Il s’agit en substance d’infliger une simple amende de troisième classe (68 euros selon l’AFP) aux consommateurs de stupéfiants arrêtés pour la première fois, contre, en théorie, une peine de un an de prison et 3750 euros d’amende. En cas de récidive, La simple infraction redeviendrait un délit passible des peines actuellement prévues. En 2009, 137 000 personnes ont été arrêtées pour simple usage de stupéfiants, dont 1% a fini en prison.

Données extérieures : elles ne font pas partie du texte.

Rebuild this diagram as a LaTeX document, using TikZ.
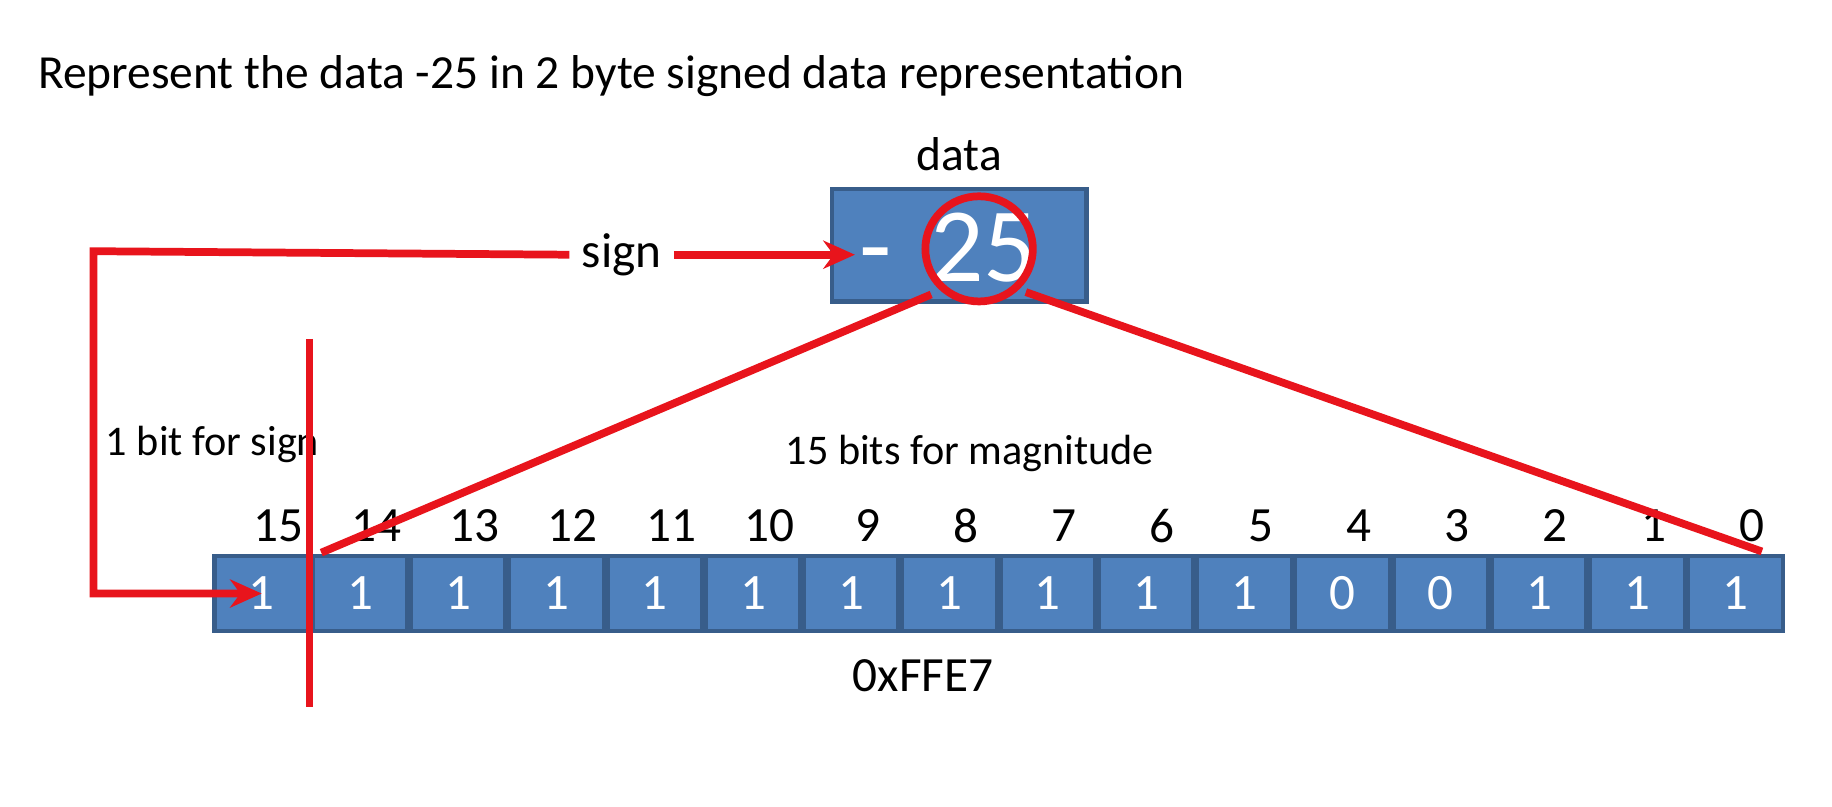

Une proposition assez semblable à ce qu’avait souhaité Nicolas Sarkozy lorsqu’il était au ministère de l’Intérieur… et avait pour conseiller un jeune magistrat du nom d’Etienne Apaire. L’amende prévue était toutefois de catégorie supérieure, ne s’appliquait qu’au cannabis et pouvait entraîner le passage par le tribunal de police. Quoi qu’il en soit, huit ans après, le même Etienne Apaire déclare à propos de la contraventionnalisation: « Cette proposition ne me paraît pas de nature à améliorer les choses ».  Et tacle au passage la cacophonie à gauche à propos des drogues: «M. Vaillant qui est pour la légalisation, des Verts qui sont pour la dépénalisation, M. Valls qui est contre…»

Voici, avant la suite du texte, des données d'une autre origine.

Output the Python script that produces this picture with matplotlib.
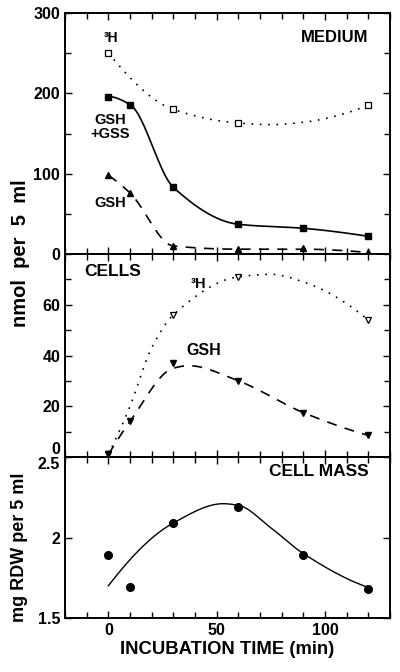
import numpy as np
import matplotlib
matplotlib.use("Agg")
import matplotlib.pyplot as plt
from matplotlib.ticker import MultipleLocator, FixedLocator, FixedFormatter

plt.rcParams['font.family'] = ['Liberation Sans', 'DejaVu Sans']
plt.rcParams['font.weight'] = 'bold'

# ---------------- data ----------------
t = [0, 10, 30, 60, 90, 120]
t_3h = [0, 30, 60, 120]

# MEDIUM panel
med_3h = [250, 181, 163, 185]
med_gsh_gss = [196, 186, 83, 37, 32, 22]
med_gsh = [98, 76, 10, 6, 7, 2]
# smooth-curve knots
med_3h_fit_t = [0, 30, 60, 75, 90, 120]
med_3h_fit_v = [250, 180, 163, 161, 164, 185]
med_gsh_gss_fit_t = [0, 10, 30, 60, 90, 120]
med_gsh_gss_fit_v = [196, 186, 83, 37, 32, 22]
med_gsh_fit_t = [0, 10, 30, 60, 90, 120]
med_gsh_fit_v = [98, 76, 10, 6, 6, 2]

# CELLS panel
cell_3h = [1, 56, 71, 54]
cell_gsh = [1, 14, 37, 30, 17.5, 8.5]
cell_3h_fit_t = [0, 10, 20, 30, 60, 75, 90, 120]
cell_3h_fit_v = [1, 20, 43, 56, 71, 72, 69, 54]
cell_gsh_fit_t = [0, 10, 30, 37, 60, 90, 120]
cell_gsh_fit_v = [1, 14, 35, 36, 30, 17.5, 8.5]

# CELL MASS panel
mass = [1.89, 1.69, 2.09, 2.19, 1.89, 1.68]
mass_fit_t = [0, 30, 53, 60, 75, 90, 120]
mass_fit_v = [1.70, 2.09, 2.21, 2.20, 2.06, 1.90, 1.69]


def pchip(x, y, n=300):
    x = np.asarray(x, float); y = np.asarray(y, float)
    h = np.diff(x); dl = np.diff(y) / h
    N = len(x); d = np.zeros(N)
    for k in range(1, N - 1):
        if dl[k - 1] * dl[k] > 0:
            w1 = 2 * h[k] + h[k - 1]; w2 = h[k] + 2 * h[k - 1]
            d[k] = (w1 + w2) / (w1 / dl[k - 1] + w2 / dl[k])
    def end(h0, h1, d0, d1):
        v = ((2 * h0 + h1) * d0 - h0 * d1) / (h0 + h1)
        if np.sign(v) != np.sign(d0):
            v = 0
        elif np.sign(d0) != np.sign(d1) and abs(v) > abs(3 * d0):
            v = 3 * d0
        return v
    d[0] = end(h[0], h[1], dl[0], dl[1])
    d[-1] = end(h[-1], h[-2], dl[-1], dl[-2])
    xs = np.linspace(x[0], x[-1], n)
    idx = np.clip(np.searchsorted(x, xs) - 1, 0, N - 2)
    hh = h[idx]; s = (xs - x[idx]) / hh
    h00 = 2 * s**3 - 3 * s**2 + 1; h10 = s**3 - 2 * s**2 + s
    h01 = -2 * s**3 + 3 * s**2; h11 = s**3 - s**2
    ys = h00 * y[idx] + h10 * hh * d[idx] + h01 * y[idx + 1] + h11 * hh * d[idx + 1]
    return xs, ys


fig = plt.figure(figsize=(4, 6.72), dpi=100)
L, W = 65 / 400, 325 / 400
ax1 = fig.add_axes([L, 1 - 254 / 672, W, 241 / 672])
ax2 = fig.add_axes([L, 1 - 457 / 672, W, 203 / 672])
ax3 = fig.add_axes([L, 1 - 618 / 672, W, 161 / 672])

dot = (0, (1, 4))
dash = (0, (6, 5))

# MEDIUM
ax1.plot(*pchip(med_3h_fit_t, med_3h_fit_v), color='k', lw=1.2, ls=dot)
ax1.plot(*pchip(med_gsh_gss_fit_t, med_gsh_gss_fit_v), color='k', lw=1.2)
ax1.plot(*pchip(med_gsh_fit_t, med_gsh_fit_v), color='k', lw=1.2, ls=dash)
ax1.plot(t_3h, med_3h, ls='none', marker='s', ms=5, mfc='white', mec='k', mew=0.9)
ax1.plot(t, med_gsh_gss, ls='none', marker='s', ms=5, color='k')
ax1.plot(t, med_gsh, ls='none', marker='^', ms=5, color='k')
ax1.set_ylim(0, 300)
ax1.yaxis.set_major_locator(FixedLocator([0, 100, 200, 300]))
ax1.yaxis.set_minor_locator(MultipleLocator(50))
ax1.text(120, 269, 'MEDIUM', ha='right', va='center', fontsize=12, fontweight='bold')
ax1.text(-2, 269, '³H', ha='left', va='center', fontsize=10, fontweight='bold')
ax1.text(1, 158, 'GSH\n+GSS', ha='center', va='center', fontsize=10.5, fontweight='bold', linespacing=1.0)
ax1.text(1, 63, 'GSH', ha='center', va='center', fontsize=10.5, fontweight='bold')

# CELLS
ax2.plot(*pchip(cell_3h_fit_t, cell_3h_fit_v), color='k', lw=1.2, ls=dot)
ax2.plot(*pchip(cell_gsh_fit_t, cell_gsh_fit_v), color='k', lw=1.2, ls=dash)
ax2.plot(t_3h, cell_3h, ls='none', marker='v', ms=5, mfc='white', mec='k', mew=0.9)
ax2.plot(t, cell_gsh, ls='none', marker='v', ms=5, color='k')
ax2.set_ylim(0, 80)
ax2.yaxis.set_major_locator(FixedLocator([0, 20, 40, 60]))
ax2.yaxis.set_minor_locator(MultipleLocator(10))
ax2.text(-11, 73, 'CELLS', ha='left', va='center', fontsize=12.5, fontweight='bold')
ax2.text(38, 68, '³H', ha='left', va='center', fontsize=10.5, fontweight='bold')
ax2.text(36, 42, 'GSH', ha='left', va='center', fontsize=11.5, fontweight='bold')

# CELL MASS
ax3.plot(*pchip(mass_fit_t, mass_fit_v), color='k', lw=1.0)
ax3.plot(t, mass, ls='none', marker='o', ms=5.5, color='k')
ax3.set_ylim(1.5, 2.5)
ax3.yaxis.set_major_locator(FixedLocator([1.5, 2.0, 2.5]))
ax3.yaxis.set_major_formatter(FixedFormatter(['1.5', '2', '2.5']))
ax3.text(120, 2.41, 'CELL MASS', ha='right', va='center', fontsize=12.5, fontweight='bold')
ax3.set_xlabel('INCUBATION TIME (min)', fontsize=13.3, fontweight='bold', labelpad=2)

for ax in (ax1, ax2, ax3):
    ax.set_xlim(-20, 130)
    ax.xaxis.set_major_locator(FixedLocator([0, 50, 100]))
    ax.xaxis.set_minor_locator(MultipleLocator(10))
    ax.tick_params(which='both', direction='in', top=True, right=True, width=1)
    ax.tick_params(which='major', length=5, labelsize=11.5)
    ax.tick_params(which='minor', length=4)
    for s in ax.spines.values():
        s.set_linewidth(1.4)
    for lab in ax.get_xticklabels() + ax.get_yticklabels():
        lab.set_fontweight('bold')
for ax in (ax1, ax2):
    ax.tick_params(labelbottom=False)

fig.canvas.draw()
# nudge the crowded labels where panels meet
ax2.get_yticklabels()[0].set_verticalalignment('bottom')
ax3.get_yticklabels()[-1].set_verticalalignment('top')

fig.text(0.0525, 1 - 253 / 672, 'nmol  per  5  ml', rotation=90, ha='center', va='center',
         fontsize=14.5, fontweight='bold')
fig.text(0.05, 1 - 547 / 672, 'mg RDW per 5 ml', rotation=90, ha='center', va='center',
         fontsize=13, fontweight='bold')

fig.savefig('out.png', dpi=100)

Car Etienne Apaire, magistrat, sait lui dans quelle direction il souhaite aller: plus de répression. Ce qui n’est pas du goût de la nouvelle Chambre Haute. Les Sénateurs ont ainsi rejeté l’adoption du budget de la Mildt. Selon les mots de la raporteure Laurence Cohen ,qui dénonce le « tournant répressif opéré par la Mildt depuis 2007″:
« Se focaliser sur l’application de la loi, c’est-à-dire sur la répression du trafic et de la consommation, qui constitue le cœur de la politique actuelle en matière de lutte contre la drogue et la toxicomanie, se révèle peu efficace. »
Pour la sénatrice Nicole Borvo Cohen-Seat:
« Aujourd’hui, 35 % de ses crédits vont à la police, 25 % à la gendarmerie, 20 % à la justice, 10 % aux douanes et seulement 10 % aux actions de prévention. C’est peu quand on sait qu’une politique répressive ou une pénalisation des usages ne parvient pas à faire reculer les addictions. »

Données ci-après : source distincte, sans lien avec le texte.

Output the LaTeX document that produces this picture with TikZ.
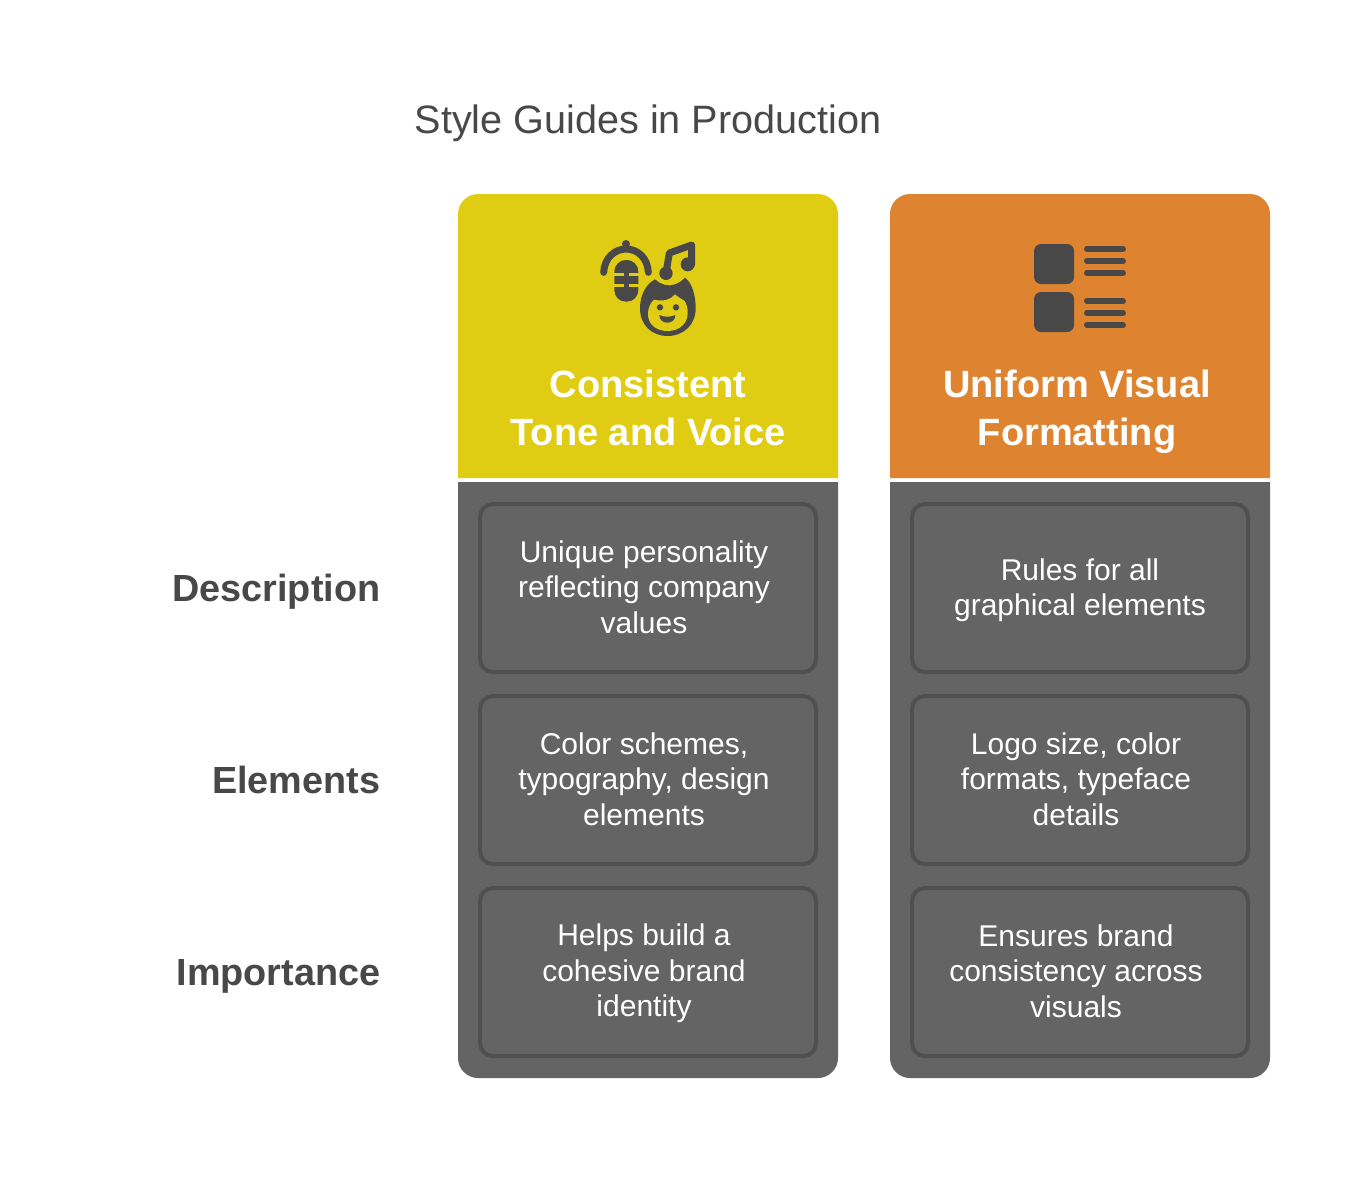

Des chiffres démentis par Patrick Ollier, ministre des relations avec le Parlement, qui parle lui de 18,8 millions pour la prévention et 2,1 million pour la répression:
« Pour 2012, le budget prévisionnel de la mission reprend exactement la même répartition entre prévention et répression du trafic. Vous ne pouvez donc pas dire que l’on privilégie l’une au détriment de l’autre ! »
Une double offensive du Sénat donc, qui ne devrait toutefois pas empêcher le gouvernement de dormir, le dernier mot revenant à l’Assemblée nationale.